Assessment of Causation and Speculative Damages
The court also evaluated the nature of the damages claimed by Jevons, finding them to be too remote and speculative. Jevons alleged that her crop damages were a direct result of the malfunctioning pump, but the court noted that she failed to establish a direct causal connection between the respondent's actions and the losses she incurred. The court highlighted that mere assertions of negligence or harm without concrete evidence do not suffice to prove liability. Furthermore, it referenced previous case law, indicating that prospective profits or damages that are uncertain or merely in contemplation cannot support a recovery. Thus, the court concluded that Jevons had not met her burden of providing sufficient evidence to support her claims, reinforcing the idea that damages must be proven with clarity rather than conjecture.
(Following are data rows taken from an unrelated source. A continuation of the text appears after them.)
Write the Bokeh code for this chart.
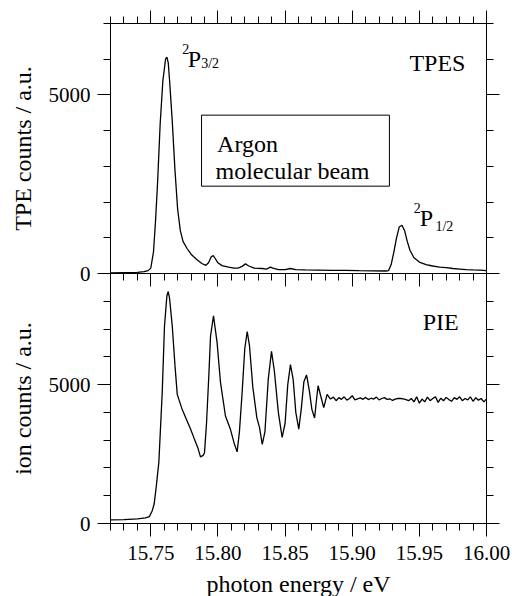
from bokeh.plotting import figure
from bokeh.layouts import column
from bokeh.models import (Range1d, LinearAxis, FixedTicker, PrintfTickFormatter,
                          Label, BoxAnnotation)
from bokeh.embed import file_html
from bokeh.resources import INLINE

FONT = "Liberation Serif"

# ---------------- data ----------------
x_major = [15.75, 15.80, 15.85, 15.90, 15.95, 16.00]
x_minor = [15.72, 15.73, 15.74, 15.76, 15.77, 15.78, 15.79, 15.81, 15.82, 15.83,
           15.84, 15.86, 15.87, 15.88, 15.89, 15.91, 15.92, 15.93, 15.94, 15.96,
           15.97, 15.98, 15.99]
top_y_major = [0, 5000]
top_y_minor = [1000, 2000, 3000, 4000, 6000, 7000]
bot_y_major = [0, 5000]
bot_y_minor = [1000, 2000, 3000, 4000, 6000, 7000, 8000, 9000]

tpes_x = [15.720, 15.730, 15.740, 15.745, 15.748, 15.750, 15.752, 15.7535, 15.755,
          15.757, 15.759, 15.761, 15.762, 15.763, 15.764, 15.766, 15.768, 15.770,
          15.772, 15.774, 15.777, 15.780, 15.784, 15.788, 15.791, 15.793, 15.795,
          15.7965, 15.798, 15.800, 15.803, 15.808, 15.812, 15.815, 15.818, 15.8205,
          15.823, 15.827, 15.833, 15.836, 15.839, 15.841, 15.845, 15.850, 15.854,
          15.858, 15.865, 15.875, 15.885, 15.895, 15.905, 15.915, 15.925, 15.927,
          15.929, 15.931, 15.933, 15.935, 15.937, 15.939, 15.941, 15.943, 15.946,
          15.950, 15.955, 15.960, 15.965, 15.970, 15.975, 15.980, 15.985, 15.990,
          15.995, 16.000]
tpes_y = [20, 25, 30, 50, 80, 150, 600, 1450, 2500,
          4200, 5400, 6000, 6060, 5900, 5400, 4260, 2900, 1800,
          1200, 900, 700, 540, 400, 280, 230, 300, 470,
          500, 420, 300, 220, 180, 150, 150, 200, 270,
          210, 150, 140, 120, 180, 150, 110, 110, 140,
          110, 100, 95, 85, 90, 80, 75, 70, 80,
          250, 600, 1000, 1300, 1350, 1200, 900, 650, 440,
          320, 250, 210, 180, 165, 140, 125, 110, 100,
          95, 80]

pie_x = [15.720, 15.730, 15.740, 15.746, 15.749, 15.751, 15.7525, 15.754, 15.756,
         15.7585, 15.7602, 15.762, 15.763, 15.764, 15.766, 15.768, 15.7697, 15.7734,
         15.7765, 15.7796, 15.782, 15.785, 15.787, 15.789, 15.790, 15.7915, 15.7932,
         15.7945, 15.7967, 15.7994, 15.8019, 15.8056, 15.8093, 15.812, 15.8143, 15.816,
         15.818, 15.820, 15.8218, 15.8235, 15.826, 15.829, 15.831, 15.833, 15.835,
         15.8375, 15.8399, 15.842, 15.845, 15.8478, 15.850, 15.852, 15.854, 15.856,
         15.858, 15.8602, 15.862, 15.864, 15.866, 15.868, 15.870, 15.872, 15.8735,
         15.8746, 15.8765, 15.8788, 15.8813, 15.8838,
         15.886, 15.888, 15.890, 15.892, 15.894, 15.896, 15.898, 15.900, 15.902,
         15.904, 15.906, 15.908, 15.910, 15.912, 15.914, 15.916, 15.918, 15.920,
         15.922, 15.924, 15.926, 15.928, 15.930, 15.932, 15.934, 15.936, 15.938,
         15.940, 15.942, 15.944, 15.946, 15.948, 15.950, 15.952, 15.954, 15.956,
         15.958, 15.960, 15.962, 15.964, 15.966, 15.968, 15.970, 15.972, 15.974,
         15.976, 15.978, 15.980, 15.982, 15.984, 15.986, 15.988, 15.990, 15.992,
         15.994, 15.996, 15.998, 16.000]
pie_y = [130, 140, 170, 200, 250, 450, 700, 1300, 2200,
         4700, 7100, 8200, 8350, 8100, 7100, 5700, 4650, 4100,
         3750, 3400, 3100, 2730, 2400, 2450, 2550, 3600, 5300,
         6750, 7480, 6500, 5080, 3870, 3390, 2900, 2580, 3300,
         4700, 6300, 6910, 6400, 4900, 3800, 3450, 2850, 3300,
         5200, 6200, 5500, 4000, 3100, 3600, 5000, 5720, 5200,
         4000, 3400, 4100, 5100, 5350, 4800, 4100, 3800, 4500,
         4960, 4600, 4170, 4650, 4480,
         4550, 4420, 4530, 4470, 4560, 4440, 4500, 4600, 4450,
         4490, 4520, 4470, 4540, 4460, 4510, 4480, 4550, 4450,
         4500, 4530, 4470, 4490, 4430, 4480, 4500, 4500, 4490,
         4460, 4420, 4500, 4380, 4560, 4330, 4480, 4380, 4550,
         4420, 4500, 4560, 4360, 4510, 4420, 4540, 4460, 4400,
         4530, 4470, 4560, 4420, 4500, 4450, 4560, 4400, 4530,
         4440, 4500, 4380, 4480]

# ---------------- helpers ----------------
def style(ax, major, minor, labels=True, standoff=7):
    ax.ticker = FixedTicker(ticks=major, minor_ticks=minor)
    ax.axis_line_color = "black"
    ax.major_tick_line_color = "black"
    ax.minor_tick_line_color = "black"
    ax.major_tick_in, ax.major_tick_out = 0, 13
    ax.minor_tick_in, ax.minor_tick_out = 0, 7
    ax.major_label_text_font = FONT
    if labels:
        ax.major_label_text_color = "black"
        ax.major_label_text_font_size = "21px"
        ax.major_label_standoff = standoff
    else:
        ax.major_label_text_color = None
        ax.major_label_text_font_size = "1px"
        ax.major_label_standoff = 0
    ax.axis_label_text_font = FONT
    ax.axis_label_text_font_style = "normal"
    ax.axis_label_text_font_size = "24px"
    ax.axis_label_text_color = "black"


x_lo, x_hi = 15.72, 16.00
OVERLAP = 14

# ---------------- top panel (TPES) ----------------
p1 = figure(frame_width=376, frame_height=250,
            x_range=Range1d(x_lo, x_hi), y_range=Range1d(0, 7000),
            x_axis_location="above", output_backend="svg", toolbar_location=None,
            min_border_left=110, min_border_right=24, min_border_top=23,
            min_border_bottom=OVERLAP)
p1.grid.visible = False
p1.outline_line_color = "black"
style(p1.xaxis[0], x_major, x_minor, labels=False)
style(p1.yaxis[0], top_y_major, top_y_minor)
p1.yaxis[0].axis_label = "TPE counts / a.u."
p1.yaxis[0].axis_label_standoff = 10
r1 = LinearAxis()
style(r1, top_y_major, top_y_minor, labels=False)
p1.add_layout(r1, "right")
b1 = LinearAxis()
style(b1, x_major, x_minor, labels=False)
p1.add_layout(b1, "below")

p1.line(tpes_x, tpes_y, line_color="black", line_width=1.3)


def lab(fig, x, y, text, size, align="left"):
    fig.add_layout(Label(x=x, y=y, text=text, text_font=FONT, text_font_size=size,
                         text_align=align, text_baseline="alphabetic",
                         text_color="black"))


lab(p1, 15.9843, 5899, "TPES", "24px", "right")
p1.add_layout(BoxAnnotation(left=15.7878, right=15.9277, bottom=2445, top=4434,
                            fill_color=None, line_color="black", line_alpha=1.0,
                            line_width=1))
lab(p1, 15.7994, 3622, "Argon", "24px")
lab(p1, 15.7982, 2866, "molecular beam", "24px")
# 2P3/2
lab(p1, 15.7734, 6275, "2", "14px")
lab(p1, 15.7776, 5994, "P", "24px")
lab(p1, 15.7875, 5877, "3/2", "14px")
# 2P1/2
lab(p1, 15.9458, 1838, "2", "14px")
lab(p1, 15.9503, 1557, "P", "24px")
lab(p1, 15.9620, 1311, "1/2", "14px")

# ---------------- bottom panel (PIE) ----------------
p2 = figure(frame_width=376, frame_height=250,
            x_range=p1.x_range, y_range=Range1d(0, 9000),
            output_backend="svg", toolbar_location=None,
            min_border_left=110, min_border_right=24, min_border_top=0,
            min_border_bottom=72)
p2.margin = (-OVERLAP, 0, 0, 0)
p2.background_fill_color = None
p2.border_fill_color = None
p2.grid.visible = False
p2.outline_line_color = "black"
style(p2.xaxis[0], x_major, x_minor, standoff=9)
p2.xaxis[0].formatter = PrintfTickFormatter(format="%.2f")
p2.xaxis[0].axis_label = "photon energy / eV"
p2.xaxis[0].axis_label_standoff = 8
style(p2.yaxis[0], bot_y_major, bot_y_minor)
p2.yaxis[0].axis_label = "ion counts / a.u."
p2.yaxis[0].axis_label_standoff = 10
r2 = LinearAxis()
style(r2, bot_y_major, bot_y_minor, labels=False)
p2.add_layout(r2, "right")

p2.line(pie_x, pie_y, line_color="black", line_width=1.3)
lab(p2, 15.9793, 7242, "PIE", "24px", "right")

layout = column(p1, p2)
open("out.html", "w").write(file_html(layout, INLINE))
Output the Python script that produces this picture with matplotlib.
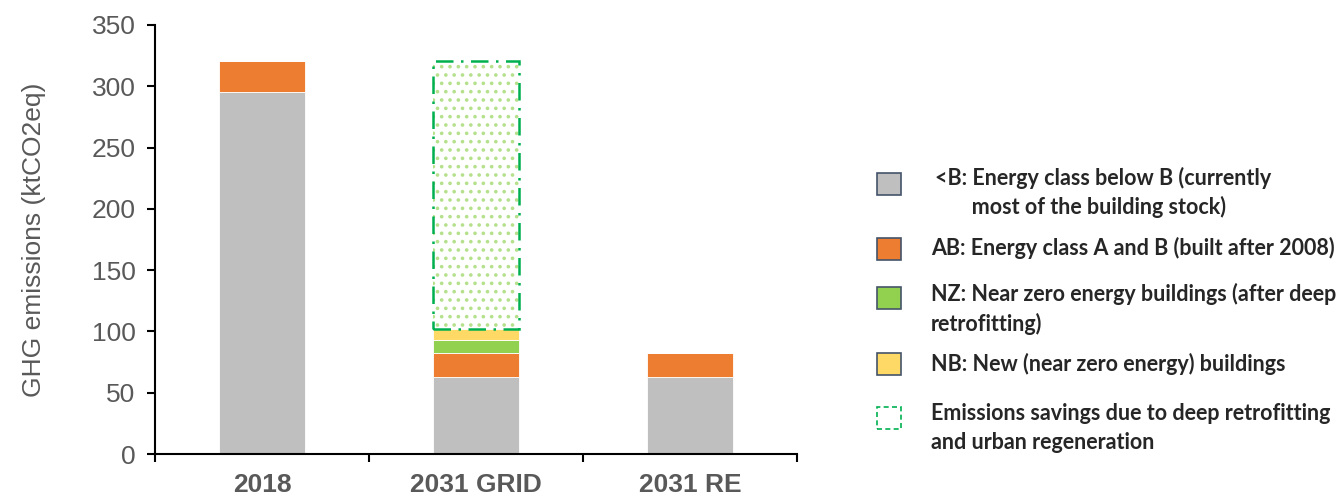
import matplotlib
matplotlib.use("Agg")
import matplotlib.pyplot as plt
from matplotlib.patches import Rectangle
import numpy as np

categories = ["2018", "2031 GRID", "2031 RE"]
below_b = [295, 63, 63]
class_ab = [26, 19, 19]
near_zero = [0, 11, 0]
new_build = [0, 9, 0]
savings = [0, 219, 0]

yticks = [0, 50, 100, 150, 200, 250, 300, 350]

legend_labels = [
    "<B: Energy class below B (currently\n       most of the building stock)",
    "AB: Energy class A and B (built after 2008)",
    "NZ: Near zero energy buildings (after deep\nretrofitting)",
    "NB: New (near zero energy) buildings",
    "Emissions savings due to deep retrofitting\nand urban regeneration",
]

c_gray = "#BFBFBF"
c_orange = "#ED7D31"
c_green = "#92D050"
c_yellow = "#FFD966"
c_dash = "#00B050"
c_dots = "#B5E08C"

plt.rcParams["hatch.linewidth"] = 1.4

fig = plt.figure(figsize=(13.44, 4.97), dpi=100)
ax = fig.add_axes([155 / 1344, 1 - 454 / 497, (797 - 155) / 1344, (454 - 25) / 497])

x = np.arange(len(categories))
w = 0.4
b0 = np.zeros(len(categories))
for vals, col in [(below_b, c_gray), (class_ab, c_orange), (near_zero, c_green), (new_build, c_yellow)]:
    v = np.array(vals, dtype=float)
    ax.bar(x, v, w, bottom=b0, color=col, edgecolor="white", linewidth=0.6, zorder=2)
    b0 = b0 + v

sv = np.array(savings, dtype=float)
mask = sv > 0
ax.bar(x[mask], sv[mask], w, bottom=b0[mask], facecolor="white", edgecolor=c_dots,
       hatch="..", linewidth=0, zorder=2)
ax.bar(x[mask], sv[mask], w, bottom=b0[mask], facecolor="none", edgecolor=c_dash,
       linewidth=1.8, linestyle=(0, (7, 3, 1, 3)), zorder=3)

ax.set_xlim(-0.5, 2.5)
ax.set_ylim(0, 350)
ax.set_yticks(yticks)
ax.set_yticklabels([str(t) for t in yticks], fontsize=19, color="#595959", family="Liberation Sans")
ax.set_xticks([-0.5, 0.5, 1.5, 2.5], minor=False)
ax.set_xticklabels([])
ax.set_xticks(x, minor=True)
ax.set_xticklabels(categories, minor=True, fontsize=19, fontweight="bold",
                   color="#595959", family="Liberation Sans")
ax.tick_params(axis="x", which="minor", length=0, pad=14)
ax.tick_params(axis="x", which="major", direction="out", length=6, width=1.5)
ax.tick_params(axis="y", direction="out", length=6, width=1.5, pad=8)
for s in ["top", "right"]:
    ax.spines[s].set_visible(False)
for s in ["left", "bottom"]:
    ax.spines[s].set_linewidth(1.5)
ax.set_ylabel("GHG emissions (ktCO2eq)", fontsize=19, color="#595959",
              family="Liberation Sans", labelpad=33)

# legend drawn in figure pixel coordinates
def px(xp, yp):
    return xp / 1344, 1 - yp / 497

sq_x0, sq_w = 877, 24
rows = [
    (184, c_gray, "#44546A", "solid", 935, 192.5),
    (249, c_orange, "#44546A", "solid", 931, 248),
    (298, c_green, "#44546A", "solid", 931, 309),
    (364, c_yellow, "#44546A", "solid", 931, 364),
    (418, "white", c_dash, (0, (3, 2)), 931, 428),
]
for (cy, fc, ec, ls, tx, ty), lab in zip(rows, legend_labels):
    x0, y0 = px(sq_x0, cy + sq_w / 2 - 1)
    fig.add_artist(Rectangle((x0, y0), sq_w / 1344, (sq_w - 2) / 497, transform=fig.transFigure,
                             facecolor=fc, edgecolor=ec, linewidth=1.2, linestyle=ls))
    tx_, ty_ = px(tx, ty)
    fig.text(tx_, ty_, lab, fontsize=15.5, fontweight="bold", color="#262626",
             family="Lato", va="center", linespacing=1.42)

fig.savefig("out.png", dpi=100)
Burden of Proof Requirements
An essential aspect of the court's reasoning revolved around the burden of proof that rested upon Jevons. The court stated that for a claim of actionable negligence to succeed, it must demonstrate three critical elements: the existence of a duty by the defendant to protect the plaintiff from injury, a breach of that duty, and actual injury resulting from the breach. The court found that Jevons did not present adequate evidence to show that H.J. Wood Co. had breached any duty owed to her, nor did she adequately prove that any alleged negligence directly resulted in her crop damages. Because Jevons did not satisfy these fundamental requirements, the court concluded that her claims were without merit, leading to the dismissal of her case. This decision reinforced the principle that plaintiffs carry the responsibility to substantiate their claims with persuasive evidence.
Denial of New Trial
Regarding Jevons' motion for a new trial, the Supreme Court of Idaho asserted that it would not disturb the trial court's decision unless there was a clear abuse of discretion. The court emphasized that trial courts possess broad discretion when ruling on motions for new trials, which should only be overturned in exceptional circumstances. In this case, the trial court had denied Jevons' motion based on its earlier findings, which the Supreme Court upheld. The court deemed that the trial court’s ruling was consistent with the established legal standards and that no manifest error had occurred. Therefore, the affirmation of the trial court's decision to deny a new trial demonstrated the judiciary's respect for lower courts' discretion in managing trials and related motions.
Conclusion on Attorney's Fees
Finally, the court addressed the issue of attorney's fees raised by the respondent. The contract between the parties included a provision stipulating that the buyer would be responsible for expenses incurred by the seller, including reasonable attorney's fees, in enforcing the contract. The court acknowledged that the trial court had already awarded H.J. Wood Co. attorney's fees of $1,500. Given the circumstances of the case, including the amount in controversy and the legal principles involved, the Supreme Court decided against granting any additional attorney's fees for the appeal. This conclusion reinforced the notion that attorney's fees can be awarded based on contractual agreements but remain subject to judicial discretion based on the specifics of each case.